=== EXERCISE DETAILS ===
Copy exactly the lines from the beginning of the data down to and including the line holding "divider_v = [29.6, 100.0, 25.2]", without any pictures.

=== DATA SEGMENT ===
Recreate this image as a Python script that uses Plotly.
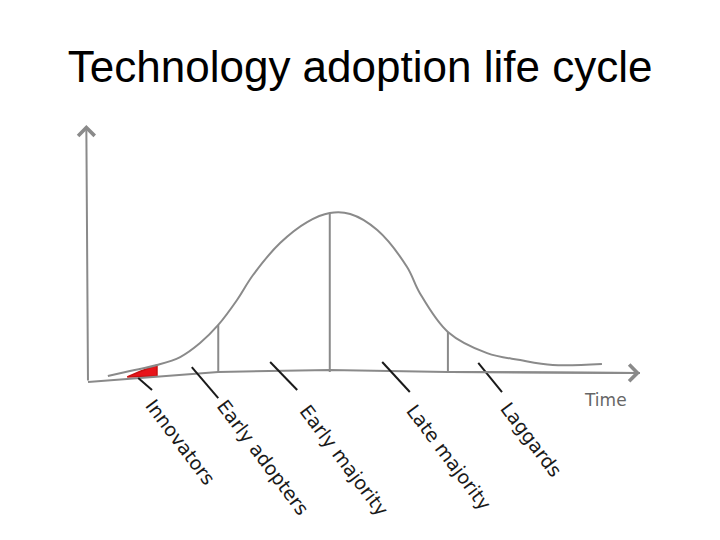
import plotly.graph_objects as go

# bell curve (time units vs. relative adoption, peak = 100)
curve_t = [0.36, 0.76, 1.25, 1.67, 2.03, 2.36, 2.70, 2.99, 3.48, 3.97,
           4.38, 4.75, 5.24, 5.78, 6.01, 6.52, 7.23, 7.83, 8.42, 9.31]
curve_v = [-2.5, 0.6, 4.4, 9.4, 18.2, 29.6, 45.3, 61.0, 81.1, 94.3,
           100.0, 99.4, 89.3, 66.0, 49.7, 25.2, 11.9, 7.5, 4.4, 5.0]

# segment dividers (time, height of curve there)
divider_t = [2.36, 4.38, 6.52]
divider_v = [29.6, 100.0, 25.2]

# hand-drawn time axis, slightly wobbly
axis_t = [0.0, 2.36, 4.38, 6.52, 10.0]
axis_v = [-6.3, 0.0, 1.3, 0.0, -0.6]
y_axis_top = 155.3

# shaded innovators sliver
innov_t = [0.71, 0.95, 1.25, 1.25, 0.71]
innov_v = [-3.1, 0.5, 4.4, -2.5, -3.1]

# category labels and their leader lines
labels = ["Innovators", "Early adopters", "Early majority", "Late majority", "Laggards"]
label_t = [1.68, 3.17, 4.64, 6.54, 8.03]
label_v = [-44.0, -53.5, -55.3, -53.5, -42.1]
leader_t0 = [0.91, 1.88, 3.30, 5.33, 7.07]
leader_v0 = [-3.8, 3.1, 6.3, 6.3, 5.7]
leader_t1 = [1.16, 2.36, 3.79, 5.83, 7.50]
leader_v1 = [-11.3, -16.4, -11.3, -12.6, -12.6]

GREY = "#8a8a8a"
HAND = "DejaVu Sans"

fig = go.Figure()

fig.add_trace(go.Scatter(x=innov_t, y=innov_v, mode="lines", fill="toself",
                         fillcolor="#e8141a", line=dict(color="#c81010", width=1.5)))
fig.add_trace(go.Scatter(x=axis_t, y=axis_v, mode="lines",
                         line=dict(color=GREY, width=2)))
fig.add_trace(go.Scatter(x=curve_t, y=curve_v, mode="lines", line_shape="spline",
                         line=dict(color=GREY, width=2)))

for t, v in zip(divider_t, divider_v):
    fig.add_trace(go.Scatter(x=[t, t], y=[0, v], mode="lines",
                             line=dict(color=GREY, width=2)))

for t0, v0, t1, v1 in zip(leader_t0, leader_v0, leader_t1, leader_v1):
    fig.add_trace(go.Scatter(x=[t0, t1], y=[v0, v1], mode="lines",
                             line=dict(color="#1a1a1a", width=2)))

# arrow heads on both axes
fig.add_annotation(x=axis_t[-1], y=axis_v[-1], ax=axis_t[-2], ay=axis_v[-2],
                   xref="x", yref="y", axref="x", ayref="y", text="",
                   showarrow=True, arrowhead=4, arrowsize=1.6, arrowwidth=2,
                   arrowcolor=GREY)
fig.add_annotation(x=-0.03, y=y_axis_top, ax=axis_t[0], ay=axis_v[0],
                   xref="x", yref="y", axref="x", ayref="y", text="",
                   showarrow=True, arrowhead=4, arrowsize=1.6, arrowwidth=2,
                   arrowcolor=GREY)

for name, t, v in zip(labels, label_t, label_v):
    fig.add_annotation(x=t, y=v, text=name, showarrow=False, textangle=53,
                       xanchor="center", yanchor="middle",
                       font=dict(family=HAND, size=19, color="#1a1a1a"))

fig.add_annotation(x=9.38, y=-17.6, text="Time", showarrow=False,
                   font=dict(family=HAND, size=17, color="#666666"))

# the page adds an 8px body margin, so the ranges are shifted to compensate
fig.update_layout(
    width=720,
    height=540,
    template="plotly_white",
    showlegend=False,
    margin=dict(l=0, r=0, t=0, b=0),
    title=dict(text="Technology adoption life cycle", x=0.489, y=0.891,
               xanchor="center", yanchor="middle",
               font=dict(family="Liberation Sans", size=44, color="black")),
    xaxis=dict(range=[-1.449, 11.594], visible=False),
    yaxis=dict(range=[-110.69, 228.93], visible=False),
    plot_bgcolor="white",
    paper_bgcolor="white",
)

fig.write_html("out.html")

=== RESULT ===
Recreate this image as a Python script that uses Plotly.
import plotly.graph_objects as go

# bell curve (time units vs. relative adoption, peak = 100)
curve_t = [0.36, 0.76, 1.25, 1.67, 2.03, 2.36, 2.70, 2.99, 3.48, 3.97,
           4.38, 4.75, 5.24, 5.78, 6.01, 6.52, 7.23, 7.83, 8.42, 9.31]
curve_v = [-2.5, 0.6, 4.4, 9.4, 18.2, 29.6, 45.3, 61.0, 81.1, 94.3,
           100.0, 99.4, 89.3, 66.0, 49.7, 25.2, 11.9, 7.5, 4.4, 5.0]

# segment dividers (time, height of curve there)
divider_t = [2.36, 4.38, 6.52]
divider_v = [29.6, 100.0, 25.2]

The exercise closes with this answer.